Decision 3: Data Sources

Primary source: cell_boxes from PP-Structure

  • Contains accurate geometric coordinates for each detected cell
  • Independent of HTML structure recognition

Secondary source: HTML content with row/col attributes

  • Contains text content and structure
  • May have incorrect col assignments (the problem we're fixing)
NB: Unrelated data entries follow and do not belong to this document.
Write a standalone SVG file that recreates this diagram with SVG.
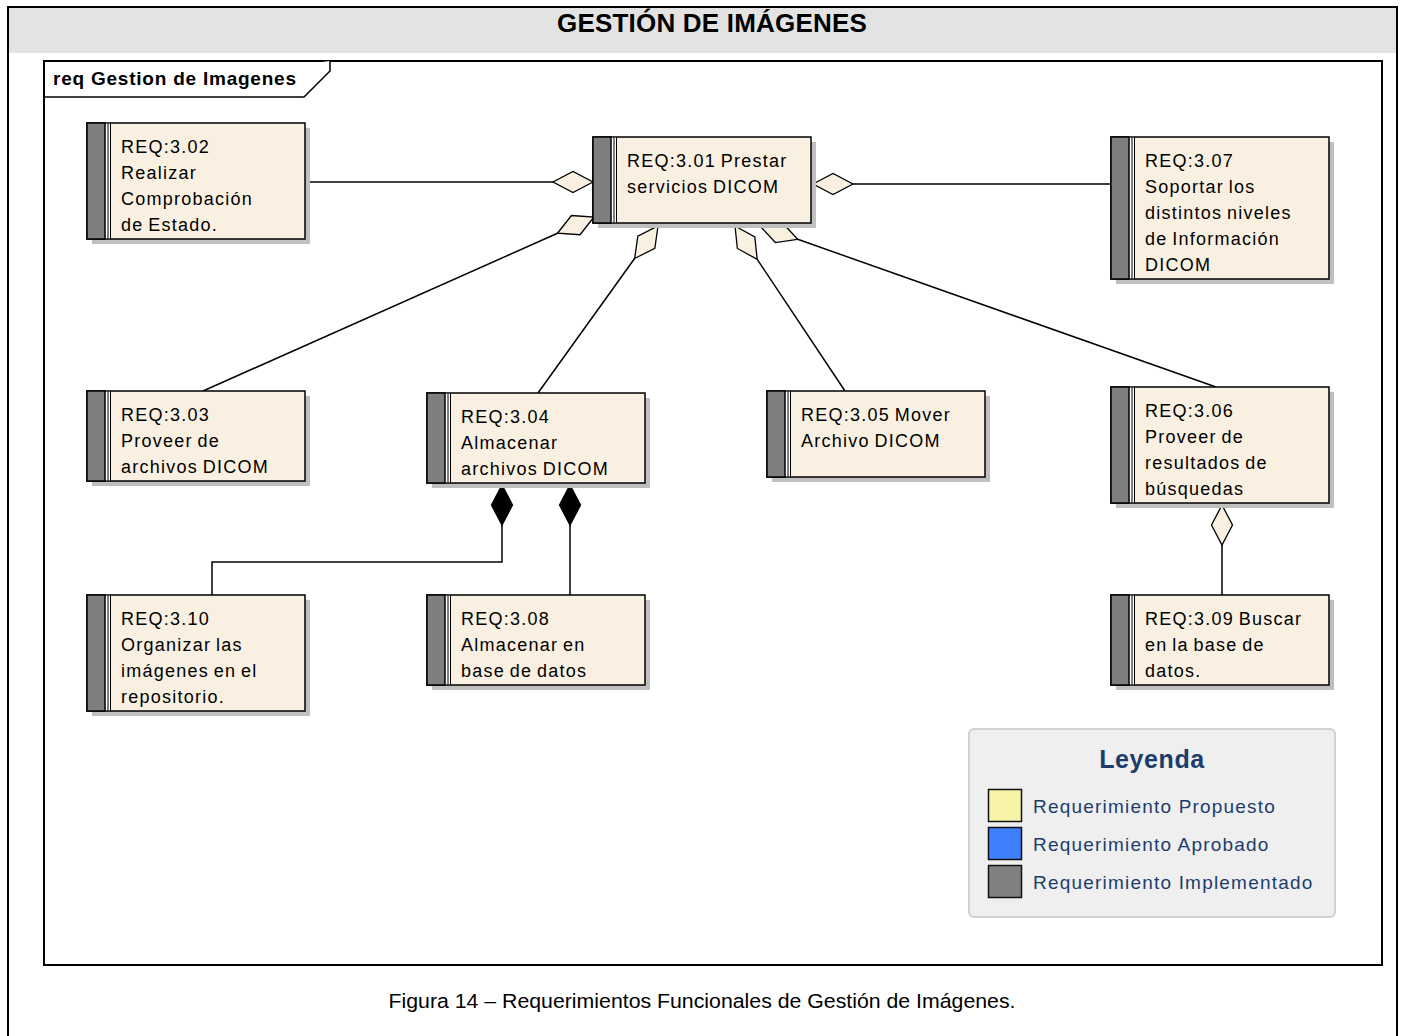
<svg xmlns="http://www.w3.org/2000/svg" width="1405" height="1036" viewBox="0 0 1405 1036">
  <style>
    .frame { fill: none; stroke: #000; stroke-width: 2; }
    .shadow { fill: #bfbfbf; }
    .body { fill: #faf0e2; stroke: #000; stroke-width: 1.5; }
    .bar { fill: #7f7f7f; stroke: #000; stroke-width: 1.5; }
    .gap { fill: #fff; }
    .sep { stroke: #000; stroke-width: 1; }
    .t { font-family: "Liberation Sans", Arial, sans-serif; font-size: 18px; letter-spacing: 1.25px; word-spacing: -1.5px; fill: #000; }
    .conn { fill: none; stroke: #000; stroke-width: 1.5; }
    .agg { fill: #faf0e2; stroke: #000; stroke-width: 1.3; }
    .comp { fill: #000; stroke: #000; stroke-width: 1.3; }
    .lg { font-family: "Liberation Sans", Arial, sans-serif; font-size: 19px; letter-spacing: 1.2px; fill: #1c3d6b; }
    .sw { stroke: #111; stroke-width: 1.5; }
  </style>
  <defs>
    <!-- diamond with its tip at the origin, pointing back along +x -->
    <path id="dia" d="M0,0 L20,-10.5 L40,0 L20,10.5 Z"/>
  </defs>

  <rect x="0" y="0" width="1405" height="1036" fill="#fff"/>

  <!-- outer page frame with grey title band -->
  <rect x="8" y="7" width="1389" height="46" fill="#e3e3e3"/>
  <rect class="frame" x="8" y="7" width="1389" height="1040"/>
  <text x="712" y="32" text-anchor="middle" font-family="Liberation Sans, Arial, sans-serif" font-weight="bold" font-size="26" letter-spacing="0.2" fill="#000">GESTIÓN DE IMÁGENES</text>

  <!-- diagram frame -->
  <rect class="frame" x="44" y="61" width="1338" height="904"/>
  <path d="M44,97 H304 L330,71 V61" fill="#fff" stroke="#000" stroke-width="1.5"/>
  <text x="53" y="85" font-family="Liberation Sans, Arial, sans-serif" font-weight="bold" font-size="19" textLength="243" lengthAdjust="spacing" fill="#000">req Gestion de Imagenes</text>

  <!-- connectors -->
  <g id="connectors">
    <!-- 3.02 -> 3.01 -->
    <line class="conn" x1="305" y1="182" x2="553" y2="182"/>
    <use href="#dia" class="agg" transform="translate(593,182) rotate(180)"/>
    <!-- 3.07 -> 3.01 -->
    <line class="conn" x1="853" y1="184" x2="1111" y2="184"/>
    <use href="#dia" class="agg" transform="translate(813,184)"/>
    <!-- 3.03 -> 3.01 -->
    <line class="conn" x1="557.5" y1="233.3" x2="203" y2="391"/>
    <use href="#dia" class="agg" transform="translate(594,217) rotate(156)"/>
    <!-- 3.04 -> 3.01 -->
    <line class="conn" x1="634.6" y1="258.5" x2="538" y2="393"/>
    <use href="#dia" class="agg" transform="translate(658,226) rotate(125.7)"/>
    <!-- 3.05 -> 3.01 -->
    <line class="conn" x1="757.2" y1="259.3" x2="845" y2="391"/>
    <use href="#dia" class="agg" transform="translate(735,226) rotate(56.3)"/>
    <!-- 3.06 -> 3.01 -->
    <line class="conn" x1="797.7" y1="239.3" x2="1216" y2="387"/>
    <use href="#dia" class="agg" transform="translate(760,226) rotate(19.45)"/>
    <!-- 3.10 -> 3.04 (composition) -->
    <polyline class="conn" points="212,595 212,562 502,562 502,525"/>
    <use href="#dia" class="comp" transform="translate(502,485) rotate(90)"/>
    <!-- 3.08 -> 3.04 (composition) -->
    <line class="conn" x1="570" y1="525" x2="570" y2="595"/>
    <use href="#dia" class="comp" transform="translate(570,485) rotate(90)"/>
    <!-- 3.09 -> 3.06 -->
    <line class="conn" x1="1222" y1="545" x2="1222" y2="595"/>
    <use href="#dia" class="agg" transform="translate(1222,505) rotate(90)"/>
  </g>

  <!-- requirement nodes -->
  <g id="req-3-02" transform="translate(87,123)">
    <rect class="shadow" x="5" y="5" width="218" height="116"/>
    <rect class="body" width="218" height="116"/>
    <rect class="gap" x="18" y="0.75" width="5.5" height="114.5"/>
    <rect class="bar" width="18" height="116"/>
    <line class="sep" x1="21" y1="0" x2="21" y2="116"/>
    <line class="sep" x1="23.5" y1="0" x2="23.5" y2="116"/>
    <text class="t" x="34" y="30">REQ:3.02</text>
    <text class="t" x="34" y="56">Realizar</text>
    <text class="t" x="34" y="82">Comprobación</text>
    <text class="t" x="34" y="108">de Estado.</text>
  </g>

  <g id="req-3-01" transform="translate(593,137)">
    <rect class="shadow" x="5" y="5" width="218" height="86"/>
    <rect class="body" width="218" height="86"/>
    <rect class="gap" x="18" y="0.75" width="5.5" height="84.5"/>
    <rect class="bar" width="18" height="86"/>
    <line class="sep" x1="21" y1="0" x2="21" y2="86"/>
    <line class="sep" x1="23.5" y1="0" x2="23.5" y2="86"/>
    <text class="t" x="34" y="30">REQ:3.01 Prestar</text>
    <text class="t" x="34" y="56">servicios DICOM</text>
  </g>

  <g id="req-3-07" transform="translate(1111,137)">
    <rect class="shadow" x="5" y="5" width="218" height="142"/>
    <rect class="body" width="218" height="142"/>
    <rect class="gap" x="18" y="0.75" width="5.5" height="140.5"/>
    <rect class="bar" width="18" height="142"/>
    <line class="sep" x1="21" y1="0" x2="21" y2="142"/>
    <line class="sep" x1="23.5" y1="0" x2="23.5" y2="142"/>
    <text class="t" x="34" y="30">REQ:3.07</text>
    <text class="t" x="34" y="56">Soportar los</text>
    <text class="t" x="34" y="82">distintos niveles</text>
    <text class="t" x="34" y="108">de Información</text>
    <text class="t" x="34" y="134">DICOM</text>
  </g>

  <g id="req-3-03" transform="translate(87,391)">
    <rect class="shadow" x="5" y="5" width="218" height="90"/>
    <rect class="body" width="218" height="90"/>
    <rect class="gap" x="18" y="0.75" width="5.5" height="88.5"/>
    <rect class="bar" width="18" height="90"/>
    <line class="sep" x1="21" y1="0" x2="21" y2="90"/>
    <line class="sep" x1="23.5" y1="0" x2="23.5" y2="90"/>
    <text class="t" x="34" y="30">REQ:3.03</text>
    <text class="t" x="34" y="56">Proveer de</text>
    <text class="t" x="34" y="82">archivos DICOM</text>
  </g>

  <g id="req-3-04" transform="translate(427,393)">
    <rect class="shadow" x="5" y="5" width="218" height="90"/>
    <rect class="body" width="218" height="90"/>
    <rect class="gap" x="18" y="0.75" width="5.5" height="88.5"/>
    <rect class="bar" width="18" height="90"/>
    <line class="sep" x1="21" y1="0" x2="21" y2="90"/>
    <line class="sep" x1="23.5" y1="0" x2="23.5" y2="90"/>
    <text class="t" x="34" y="30">REQ:3.04</text>
    <text class="t" x="34" y="56">Almacenar</text>
    <text class="t" x="34" y="82">archivos DICOM</text>
  </g>

  <g id="req-3-05" transform="translate(767,391)">
    <rect class="shadow" x="5" y="5" width="218" height="86"/>
    <rect class="body" width="218" height="86"/>
    <rect class="gap" x="18" y="0.75" width="5.5" height="84.5"/>
    <rect class="bar" width="18" height="86"/>
    <line class="sep" x1="21" y1="0" x2="21" y2="86"/>
    <line class="sep" x1="23.5" y1="0" x2="23.5" y2="86"/>
    <text class="t" x="34" y="30">REQ:3.05 Mover</text>
    <text class="t" x="34" y="56">Archivo DICOM</text>
  </g>

  <g id="req-3-06" transform="translate(1111,387)">
    <rect class="shadow" x="5" y="5" width="218" height="116"/>
    <rect class="body" width="218" height="116"/>
    <rect class="gap" x="18" y="0.75" width="5.5" height="114.5"/>
    <rect class="bar" width="18" height="116"/>
    <line class="sep" x1="21" y1="0" x2="21" y2="116"/>
    <line class="sep" x1="23.5" y1="0" x2="23.5" y2="116"/>
    <text class="t" x="34" y="30">REQ:3.06</text>
    <text class="t" x="34" y="56">Proveer de</text>
    <text class="t" x="34" y="82">resultados de</text>
    <text class="t" x="34" y="108">búsquedas</text>
  </g>

  <g id="req-3-10" transform="translate(87,595)">
    <rect class="shadow" x="5" y="5" width="218" height="116"/>
    <rect class="body" width="218" height="116"/>
    <rect class="gap" x="18" y="0.75" width="5.5" height="114.5"/>
    <rect class="bar" width="18" height="116"/>
    <line class="sep" x1="21" y1="0" x2="21" y2="116"/>
    <line class="sep" x1="23.5" y1="0" x2="23.5" y2="116"/>
    <text class="t" x="34" y="30">REQ:3.10</text>
    <text class="t" x="34" y="56">Organizar las</text>
    <text class="t" x="34" y="82">imágenes en el</text>
    <text class="t" x="34" y="108">repositorio.</text>
  </g>

  <g id="req-3-08" transform="translate(427,595)">
    <rect class="shadow" x="5" y="5" width="218" height="90"/>
    <rect class="body" width="218" height="90"/>
    <rect class="gap" x="18" y="0.75" width="5.5" height="88.5"/>
    <rect class="bar" width="18" height="90"/>
    <line class="sep" x1="21" y1="0" x2="21" y2="90"/>
    <line class="sep" x1="23.5" y1="0" x2="23.5" y2="90"/>
    <text class="t" x="34" y="30">REQ:3.08</text>
    <text class="t" x="34" y="56">Almacenar en</text>
    <text class="t" x="34" y="82">base de datos</text>
  </g>

  <g id="req-3-09" transform="translate(1111,595)">
    <rect class="shadow" x="5" y="5" width="218" height="90"/>
    <rect class="body" width="218" height="90"/>
    <rect class="gap" x="18" y="0.75" width="5.5" height="88.5"/>
    <rect class="bar" width="18" height="90"/>
    <line class="sep" x1="21" y1="0" x2="21" y2="90"/>
    <line class="sep" x1="23.5" y1="0" x2="23.5" y2="90"/>
    <text class="t" x="34" y="30">REQ:3.09 Buscar</text>
    <text class="t" x="34" y="56">en la base de</text>
    <text class="t" x="34" y="82">datos.</text>
  </g>

  <!-- status legend -->
  <g id="legend">
    <rect x="969" y="729" width="366" height="188" rx="5" fill="#efefef" stroke="#d2d2d2" stroke-width="2"/>
    <text x="1152" y="768" text-anchor="middle" font-family="Liberation Sans, Arial, sans-serif" font-weight="bold" font-size="25" letter-spacing="0.6" fill="#1c3d6b">Leyenda</text>
    <rect class="sw" x="988.5" y="789.5" width="33" height="32" fill="#f7f3a6"/>
    <rect class="sw" x="988.5" y="827.5" width="33" height="32" fill="#3f80ff"/>
    <rect class="sw" x="988.5" y="865.5" width="33" height="32" fill="#808080"/>
    <text class="lg" x="1033" y="813">Requerimiento Propuesto</text>
    <text class="lg" x="1033" y="851">Requerimiento Aprobado</text>
    <text class="lg" x="1033" y="889">Requerimiento Implementado</text>
  </g>

  <!-- figure caption -->
  <text x="702" y="1008" text-anchor="middle" font-family="Liberation Sans, Arial, sans-serif" font-size="20.5" textLength="627" lengthAdjust="spacingAndGlyphs" fill="#000">Figura 14 – Requerimientos Funcionales de Gestión de Imágenes.</text>
</svg>
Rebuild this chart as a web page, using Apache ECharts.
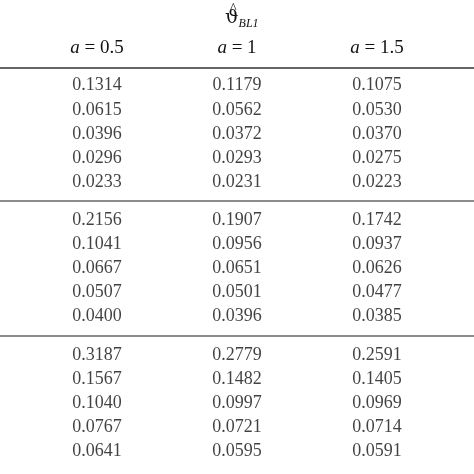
<!DOCTYPE html>
<html><head><meta charset="utf-8">
<script src="https://cdn.jsdelivr.net/npm/echarts@6/dist/echarts.min.js"></script>
<style>html,body{margin:0;padding:0;background:#fff}#c{width:474px;height:474px}</style>
</head><body><div id="c"></div>
<script>
// column headers and table values (3 blocks x 5 rows x 3 columns)
const columns = ['a = 0.5', 'a = 1', 'a = 1.5'];
const block1 = [
  ['0.1314', '0.1179', '0.1075'],
  ['0.0615', '0.0562', '0.0530'],
  ['0.0396', '0.0372', '0.0370'],
  ['0.0296', '0.0293', '0.0275'],
  ['0.0233', '0.0231', '0.0223']
];
const block2 = [
  ['0.2156', '0.1907', '0.1742'],
  ['0.1041', '0.0956', '0.0937'],
  ['0.0667', '0.0651', '0.0626'],
  ['0.0507', '0.0501', '0.0477'],
  ['0.0400', '0.0396', '0.0385']
];
const block3 = [
  ['0.3187', '0.2779', '0.2591'],
  ['0.1567', '0.1482', '0.1405'],
  ['0.1040', '0.0997', '0.0969'],
  ['0.0767', '0.0721', '0.0714'],
  ['0.0641', '0.0595', '0.0591']
];

const blocks = [block1, block2, block3];
const blockGap = 5.6;
const cells = [];
blocks.forEach((b, bi) => {
  b.forEach((row, ri) => {
    row.forEach((v, ci) => {
      cells.push({ value: [ci + 0.5, bi * blockGap + ri], label: v });
    });
  });
});

const font = '"Liberation Serif", "DejaVu Serif", serif';
const ink = '#111';
const chart = echarts.init(document.getElementById('c'));
chart.setOption({
  animation: false,
  grid: { left: 0, right: 0, top: 67, bottom: 23 },
  xAxis: { type: 'value', min: -0.193, max: 3.193, show: false },
  yAxis: { type: 'value', inverse: true, min: -0.78, max: 15.2, show: false },
  graphic: [
    { type: 'text', x: 230, y: 2, style: { text: '^', fontFamily: font, fontSize: 14, fill: ink } },
    {
      type: 'text', x: 225, y: 6,
      style: {
        text: '{t|ϑ}{s|BL1}',
        rich: {
          t: { fontFamily: '"DejaVu Serif", serif', fontSize: 19, fill: ink },
          s: { fontFamily: font, fontSize: 12, fontStyle: 'italic', fill: ink, padding: [12, 0, 0, 0] }
        }
      }
    }
  ].concat(columns.map((c, i) => ({
    type: 'text', x: [97, 237, 377][i], y: 48,
    style: {
      text: '{i|a} = ' + c.slice(4),
      rich: { i: { fontFamily: font, fontSize: 19, fontStyle: 'italic', fill: ink } },
      fontFamily: font, fontSize: 19, fill: ink, align: 'center', verticalAlign: 'middle'
    }
  }))),
  series: [{
    type: 'scatter',
    symbolSize: 0,
    data: cells,
    label: {
      show: true, position: 'inside',
      formatter: p => p.data.label,
      fontFamily: font, fontSize: 18, color: ink
    },
    markLine: {
      silent: true, symbol: 'none', label: { show: false },
      lineStyle: { color: '#666', type: 'solid', width: 2 },
      data: [{ yAxis: -0.74 }, { yAxis: 4.8, lineStyle: { width: 1.5 } }, { yAxis: 10.4, lineStyle: { width: 1.5 } }]
    }
  }]
});
</script></body></html>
Correlation: Match HTML cells to cell_boxes using IoU (Intersection over Union):

def match_html_cell_to_cellbox(html_cell: HtmlCell, cell_boxes: List[BBox]) -> Optional[BBox]:
    """Find the cell_box that best matches this HTML cell's position."""
    best_iou = 0
    best_box = None

    for box in cell_boxes:
        iou = calculate_iou(html_cell.inferred_bbox, box)
        if iou > best_iou:
            best_iou = iou
            best_box = box

    return best_box if best_iou > 0.3 else None

Configuration

# config.py additions
table_column_correction_enabled: bool = Field(
    default=True,
    description="Enable header-anchor column correction"
)
table_column_correction_threshold: float = Field(
    default=0.5,
    description="Minimum X-overlap ratio to trigger column correction"
)
vertical_fragment_merge_enabled: bool = Field(
    default=True,
    description="Enable vertical text fragment merging"
)
vertical_fragment_aspect_ratio: float = Field(
    default=0.3,
    description="Max width/height ratio to consider as vertical text"
)

Risks / Trade-offs

Risk Mitigation
Headers themselves misaligned Fall back to original column assignments
Multi-row headers Support colspan detection in header extraction
Tables without headers Skip correction, use original structure
Performance overhead O(n*m) is negligible for typical table sizes

Integration Points

  1. Input: PP-Structure's table_res containing:

    • cell_boxes: List of [x0, y0, x1, y1] coordinates
    • html: Table HTML with row/col attributes
  2. Output: Corrected table structure with:

    • Updated col indices in HTML cells
    • Merged vertical text blocks
    • Diagnostic logs for corrections made
  3. Trigger location: After PP-Structure table recognition, before PDF generation

    • File: pdf_generator_service.py
    • Method: draw_table_region() or new preprocessing step

Open Questions

  1. Q: How to handle tables where header row itself is misaligned? A: Could add a secondary validation using cell_boxes grid inference, but start simple.

  2. Q: Should corrections be logged for user review? A: Yes, add detailed logging with before/after column indices.